In love but feeling pressure to end the romance since the bad publicity was heavily damaging the McGuire Sisters’ career and upsetting their parents, she was conflicted. Besides taking a toll on her professional life, McGuire was also caught up in an FBI investigation targeting Giancana. The agents even planted listening devices in her bedroom.

The couple was together for a number of years. But McGuire eventually became involved with oil-man Edward “Tiger Mike” Davis, and Giancana was shot to death by an undetermined assailant in 1975. Giancana and McGuire’s passionate relationship was depicted in the 1995 HBO movie Sugartime.[9]

1 Marilyn Monroe

RARE Sonny Franzese Story w/ Marilyn Monroe: Michel Franzese Interview

In light of Marilyn Monroe’s wild, sometimes scandalous lifestyle, it almost seems par for the course that she would have dated a gangster at some point. However, Monroe, who was rarely one to do things on a small scale, has been romantically linked to numerous high-profile criminals, including ladies man Sonny Franzese and reportedly Chicago mob boss Sam Giancana.

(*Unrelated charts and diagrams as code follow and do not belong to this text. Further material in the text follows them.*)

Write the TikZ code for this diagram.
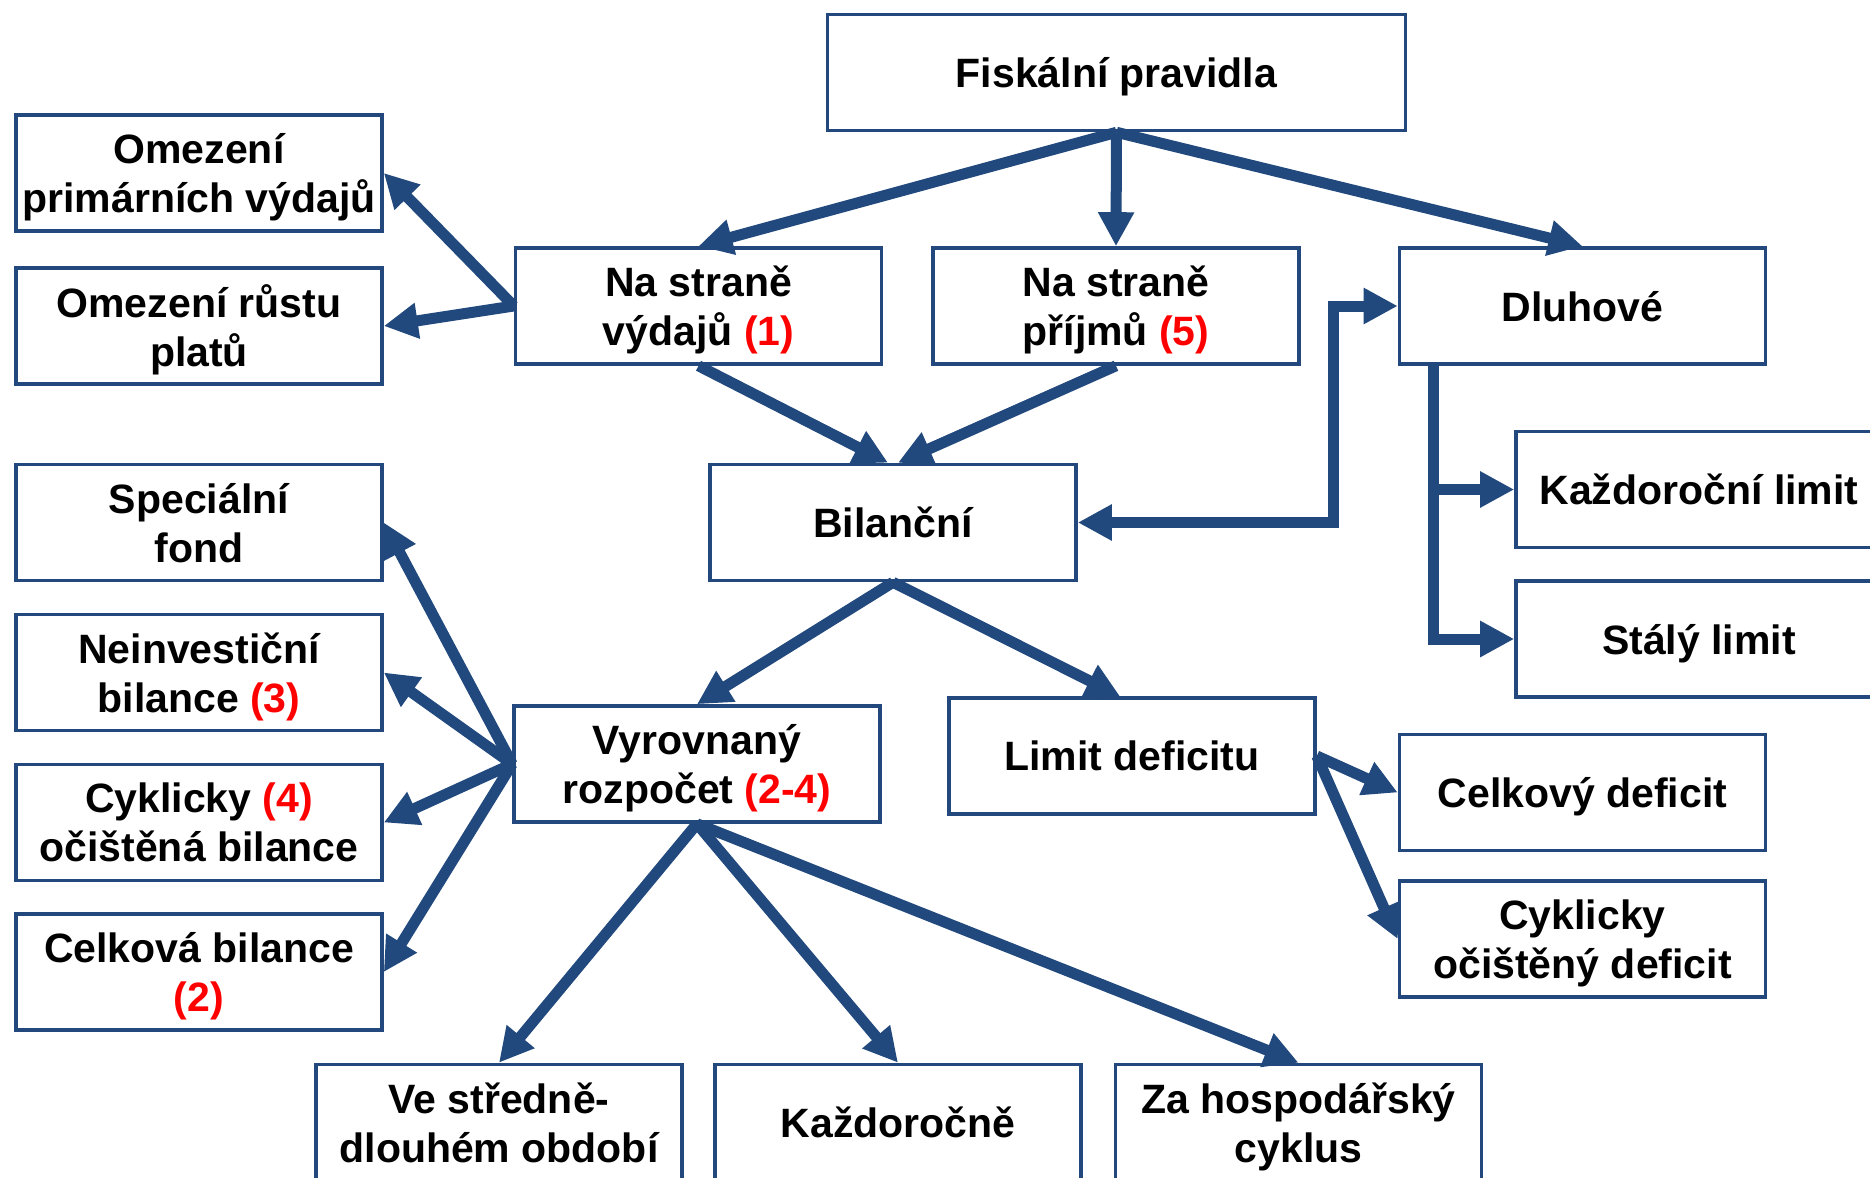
\documentclass[tikz,border=0pt]{standalone}
\usepackage{fontspec}
\setmainfont{Liberation Sans}
\usetikzlibrary{arrows.meta}
\definecolor{boxblue}{RGB}{35,72,125}
\definecolor{arrblue}{RGB}{33,73,125}
\definecolor{numred}{RGB}{255,0,0}
\newcommand{\nr}[1]{\textcolor{numred}{#1}}
\tikzset{
  box/.style={draw=boxblue, line width=1.8pt, fill=white, minimum width=183pt,
    minimum height=58pt, inner sep=0pt, align=center, text depth=0pt,
    font=\fontsize{20.5}{24.5}\selectfont\bfseries, text=black},
  widebox/.style={box, minimum width=289pt},
  >={Triangle[length=17pt,width=17pt]},
  conn/.style={draw=arrblue, line width=5.5pt, ->},
  dconn/.style={draw=arrblue, line width=5.5pt, <->, line join=miter},
}
\begin{document}
\begin{tikzpicture}[x=0.5pt,y=-0.5pt]
\useasboundingbox (0,0) rectangle (1870,1178);
\fill[white] (0,0) rectangle (1870,1178);
% nodes
\node[widebox] (fisk) at (1116.5,72.5) {Fiskální pravidla};
\node[box] (omp) at (199,173) {Omezení\\primárních výdajů};
\node[box] (omr) at (199,326) {Omezení růstu\\platů};
\node[box] (nsv) at (698.5,306) {Na straně\\výdajů \nr{(1)}};
\node[box] (nsp) at (1116,306) {Na straně\\příjmů \nr{(5)}};
\node[box] (dluh) at (1582.5,306) {Dluhové};
\node[box] (spec) at (199,522.5) {Speciální\\fond};
\node[box] (bil) at (893,522.5) {Bilanční};
\node[box] (kazl) at (1699,489.5) {Každoroční limit};
\node[box] (stal) at (1699,639) {Stálý limit};
\node[box] (nein) at (199,672.5) {Neinvestiční\\bilance \nr{(3)}};
\node[box] (vyr) at (697,764) {Vyrovnaný\\rozpočet \nr{(2-4)}};
\node[box] (limd) at (1132,756) {Limit deficitu};
\node[box] (celd) at (1582.5,792.5) {Celkový deficit};
\node[box] (cyb) at (199,822.5) {Cyklicky \nr{(4)}\\očištěná bilance};
\node[box] (cyd) at (1582.5,939) {Cyklicky\\očištěný deficit};
\node[box] (celb) at (199,972) {Celková bilance\\\nr{(2)}};
\node[box] (ves) at (499,1122.5) {Ve středně-\\dlouhém období};
\node[box] (kazd) at (898,1122.5) {Každoročně};
\node[box] (zah) at (1298.5,1122.5) {Za hospodářský\\cyklus};
% connectors
\draw[conn] (fisk.south) -- (nsv.north);
\draw[conn] (fisk.south) -- (nsp.north);
\draw[conn] (fisk.south) -- (dluh.north);
\draw[conn] (nsv.west) -- (omp.east);
\draw[conn] (nsv.west) -- (omr.east);
\draw[conn] (nsv.south) -- ([xshift=-2.5pt]bil.north);
\draw[conn] (nsp.south) -- ([xshift=2.5pt]bil.north);
\coordinate (j1) at (1333,306);
\draw[dconn] (bil.east) -| (j1) -- (dluh.west);
\coordinate (d1) at (1433,365);
\draw[conn, line join=miter] (d1) |- (stal.west);
\draw[conn] (d1 |- kazl.west) -- (kazl.west);
\draw[conn] (bil.south) -- (vyr.north);
\draw[conn] (bil.south) -- ([xshift=-6pt]limd.north);
\draw[conn] (vyr.west) -- (spec.east);
\draw[conn] (vyr.west) -- (nein.east);
\draw[conn] (vyr.west) -- (cyb.east);
\draw[conn] (vyr.west) -- (celb.east);
\draw[conn] (vyr.south) -- (ves.north);
\draw[conn] (vyr.south) -- (kazd.north);
\draw[conn] (vyr.south) -- (zah.north);
\draw[conn] (limd.east) -- (celd.west);
\draw[conn] (limd.east) -- (cyd.west);
\end{tikzpicture}
\end{document}
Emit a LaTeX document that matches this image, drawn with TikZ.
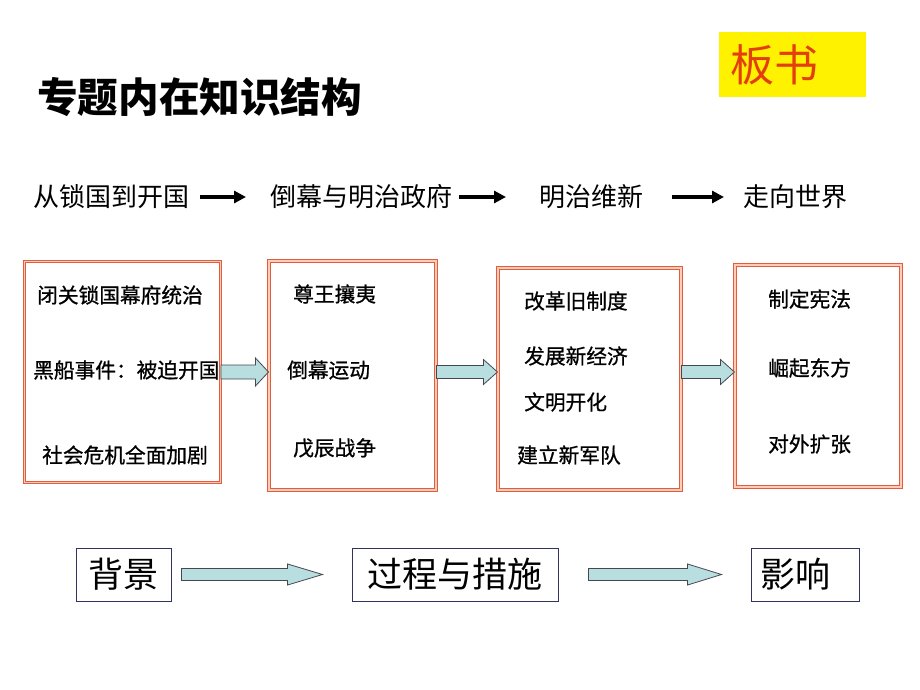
\documentclass[tikz,border=0pt]{standalone}
\usepackage{fontspec}
\setmainfont{Noto Sans CJK SC}
\newfontfamily\itemfont{Noto Sans CJK SC}[FakeBold=0.8]
\usetikzlibrary{calc,arrows.meta}
\definecolor{boxred}{RGB}{228,92,62}
\definecolor{boxpeach}{RGB}{250,205,185}
\definecolor{navy}{RGB}{50,50,95}
\definecolor{arrowfill}{RGB}{185,222,224}
\definecolor{arrowedge}{RGB}{70,72,80}
\definecolor{tagred}{RGB}{228,62,12}
\newcommand\fatarr[5]{%
  \path[fatarrow] let \p1=(#1), \p2=(#2) in
    (\x1,\y1+#3pt) -- (\x2-#5pt,\y1+#3pt) -- (\x2-#5pt,\y1+#4pt) -- (\x2,\y1)
    -- (\x2-#5pt,\y1-#4pt) -- (\x2-#5pt,\y1-#3pt) -- (\x1,\y1-#3pt) -- cycle;}
\begin{document}
\begin{tikzpicture}[x=1pt,y=-1pt,
  redbox/.style={draw=boxred, double=boxpeach, double distance=1.4pt, line width=1.1pt, inner sep=0, fill=white},
  item/.style={anchor=west, inner sep=0, font=\itemfont\fontsize{20.7}{24}\selectfont},
  toptext/.style={anchor=west, inner sep=0, font=\fontsize{26}{30}\selectfont},
  toparrow/.style={line width=3.5pt, -{Triangle[length=12pt,width=12pt]}},
  navybox/.style={draw=navy, line width=0.9pt, minimum height=53, inner sep=0, font=\fontsize{35}{40}\selectfont},
  fatarrow/.style={draw=arrowedge, fill=arrowfill, line width=0.8pt, line join=miter}
]
\useasboundingbox (0,0) rectangle (920,690);
\fill[white] (0,0) rectangle (920,690);

% title and tag
\node[anchor=west, inner sep=0, font=\fontsize{40.6}{46}\selectfont\bfseries] (title) at (37,97) {专题内在知识结构};
\node[fill=yellow, minimum width=147, minimum height=65, text width=125, align=left, inner sep=0,
      text=tagred, font=\fontsize{44}{50}\selectfont] (tag) at (792.5,64.5) {板书};

% top row
\node[toptext] (t1) at (33,197) {从锁国到开国};
\node[toptext] (t2) at (270,197) {倒幕与明治政府};
\node[toptext] (t3) at (539,197) {明治维新};
\node[toptext] (t4) at (743,197) {走向世界};
\draw[toparrow] ($(t1.east)+(11,0)$) -- ($(t2.west)+(-24,0)$);
\draw[toparrow] ($(t2.east)+(7,0)$) -- ($(t3.west)+(-33,0)$);
\draw[toparrow] ($(t3.east)+(29,0)$) -- ($(t4.west)+(-19,0)$);

% red boxes
\node[redbox, minimum width=196, minimum height=221] (b1) at (122.5,372) {};
\node[redbox, minimum width=167, minimum height=229] (b2) at (352.5,375.5) {};
\node[redbox, minimum width=183, minimum height=222] (b3) at (589.5,379) {};
\node[redbox, minimum width=166, minimum height=222] (b4) at (818,376) {};

% box contents
\node[item] (i11) at (37,295) {闭关锁国幕府统治};
\node[item] (i12) at (33,370) {黑船事件：被迫开国};
\node[item] (i13) at (42,455) {社会危机全面加剧};
\node[item] (i21) at (293,294) {尊王攘夷};
\node[item] (i22) at (287,370) {倒幕运动};
\node[item] (i23) at (293,448) {戊辰战争};
\node[item] (i31) at (524,301) {改革旧制度};
\node[item] (i32) at (524,356) {发展新经济};
\node[item] (i33) at (524,402) {文明开化};
\node[item] (i34) at (517,455) {建立新军队};
\node[item] (i41) at (768,299) {制定宪法};
\node[item] (i42) at (768,368) {崛起东方};
\node[item] (i43) at (768,444) {对外扩张};

% arrows between red boxes
\fatarr{b1.east}{b2.west |- b1.east}{7}{14}{13}
\fatarr{b2.east |- b1.east}{b3.west |- b1.east}{6.5}{12.5}{14}
\fatarr{b3.east |- b1.east}{b4.west |- b1.east}{6.5}{12.5}{14}

% bottom row
\node[navybox, minimum width=95, text width=95, align=center] (k1) at (123.5,574.5) {背景};
\node[navybox, minimum width=206, text width=206, align=center] (k2) at (455,574.5) {过程与措施};
\node[navybox, minimum width=108, text width=90, align=left] (k3) at (805,574.5) {影响};
\fatarr{$(k1.east)+(10,0)$}{$(k2.west)+(-29,0)$}{6}{10.5}{35}
\fatarr{$(k2.east)+(30,0)$}{$(k3.west)+(-29,0)$}{6}{10.5}{34}
\end{tikzpicture}
\end{document}
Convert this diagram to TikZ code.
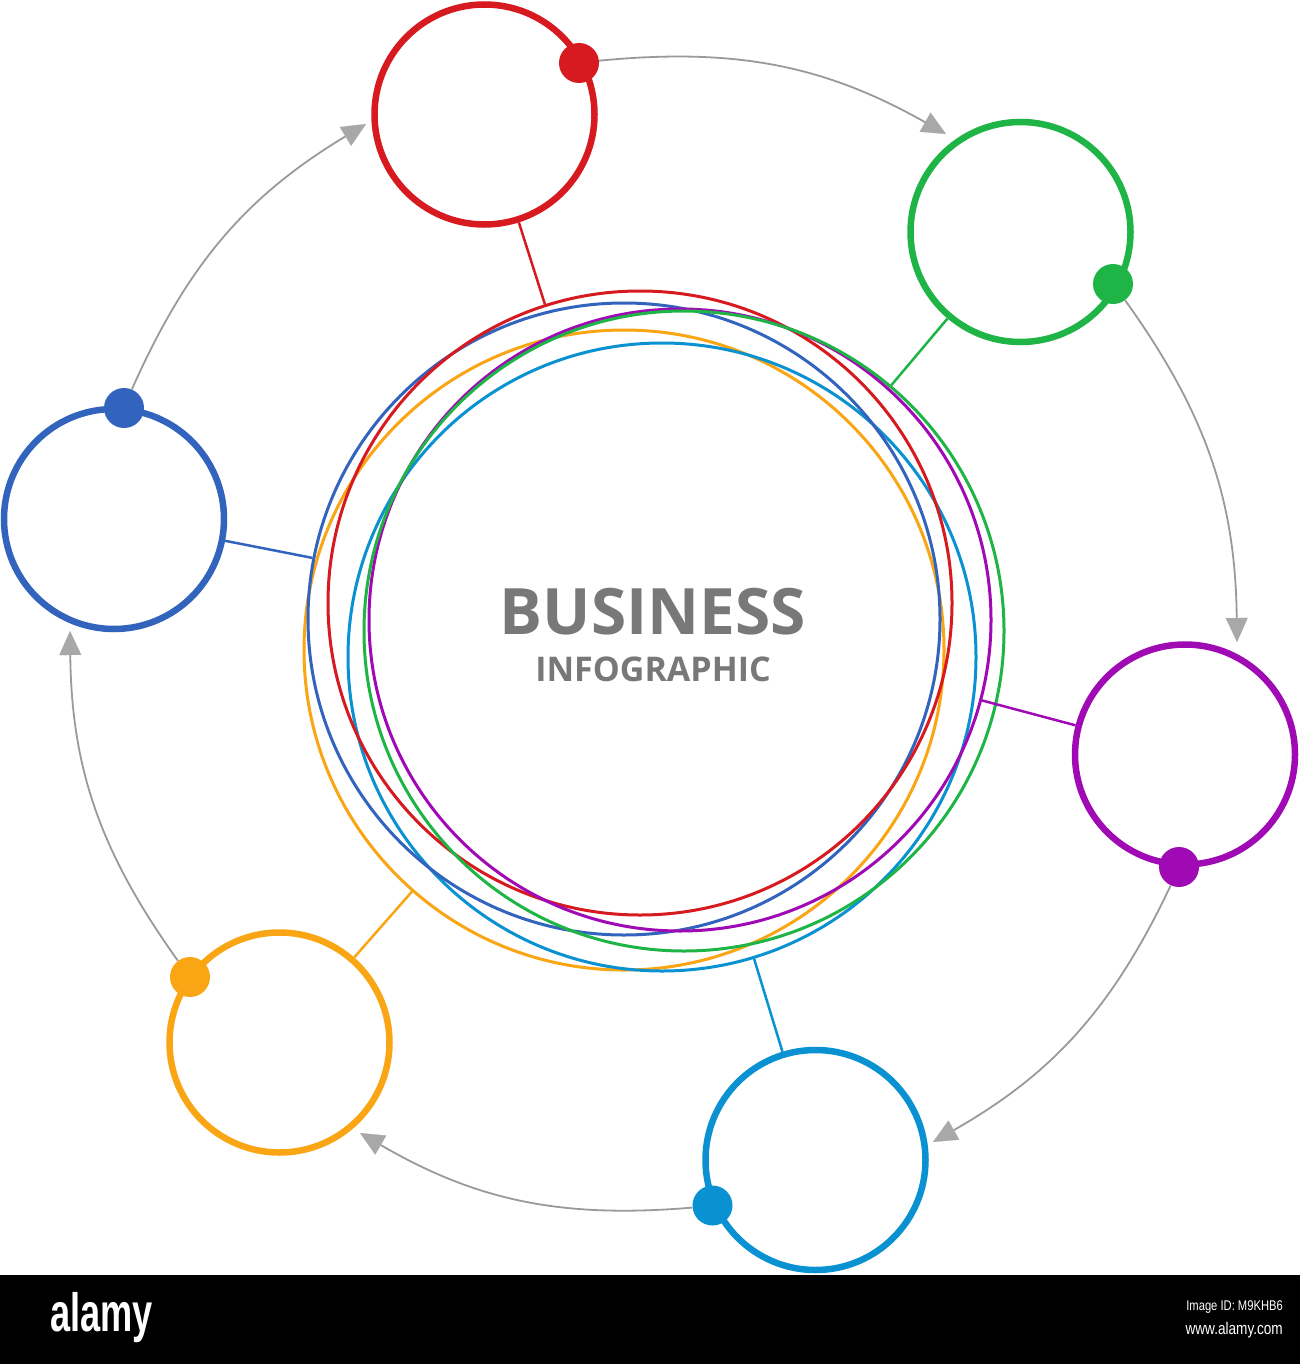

Marilyn was a very different type from the woman Giancana was most famously involved with, the clean-cut singer Phyllis McGuire. Something that has received a lot of attention is, according to many sources, Giancana was with Monroe on her last full night alive, during which he tried to talk her out of going public about her alleged affair with President John F. Kennedy.

Her romance with Franzese was part of a love triangle with her ex-husband, baseball great Joe DiMaggio, who was still in love with her. The memorable evening that Monroe sang “Happy Birthday” to President Kennedy during a Democratic fundraiser at Madison Square Garden, DiMaggio was chasing Franzese around the arena in an attempt to confront him about the affair. Franzese was trying to avoid the meeting because he admired DiMaggio. As he later claimed, he was ashamed of himself for getting involved with Monroe.[10]